There’s a throughline between Cameron and Greg’s story, White says.
“The angst of my fear of getting busted and caught and kicked out is throughout the story, through whichever version, and Cameron is going to live with that as well,” White says.
White says his message to Heizer after they first met was to make sure he didn’t feel a need to attempt an impression. Still, he says, “for lack of a better phrase, I’m trusting these people with my life.”
When White finally watched the final cut, knowing that it was locked and ready to broadcast, he says he got emotional.
“I’m a wet person.
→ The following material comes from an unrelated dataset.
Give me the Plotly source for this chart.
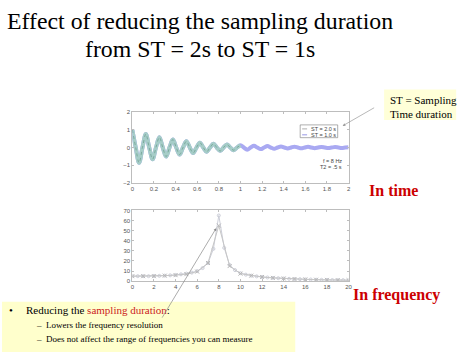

Norman always shared that there are two kinds of people, wet and dry, and he preferred wet because you might cut yourself on a dry person,” White says. “So even just trying to talk about it right now, I’m going to get emotional.
“To know that I had to serve in secret, yet, now here’s my story out loud and proud. … I’m just amazed that that’s what has happened,” he adds. “I never thought I’d get to see that, ever.”
What Happens Next?
🚨🚨🚨Warning: This section contains spoilers from the ending of Netflix’s “Boots.”
After boot camp, White served out a six-year commitment in the Marine Corps as an enlisted man, he writes at the end of “The Pink Marine.”
During that time, he went to Marine Corps Base Camp Lejeune and Officer Candidates School and writes that he considered going to law school to serve in the Marine Judge Advocate General Corps.
But the ending of the Season One sets up a different path for Cameron.
While White entered boot camp in 1979, “Boots” takes place in 1990. Also, Season One notably ends with Cameron, Ray and the rest of the new Marines celebrating with karaoke. In the final moments of the show, as “Under Pressure” plays, a newscast playing on a TV over the bar reveals that Iraq had just invaded Kuwait. That event, which occurred in August 1990, marked the beginning of the Gulf War.
“Where the show goes, I hope the audience loves it as much as we do and likes it and thumbs ups it and shares it with friends,” White says, “so that we do get to come back and continue these stories and continue to follow these gorgeous lives that we’ve built so carefully in Season One.”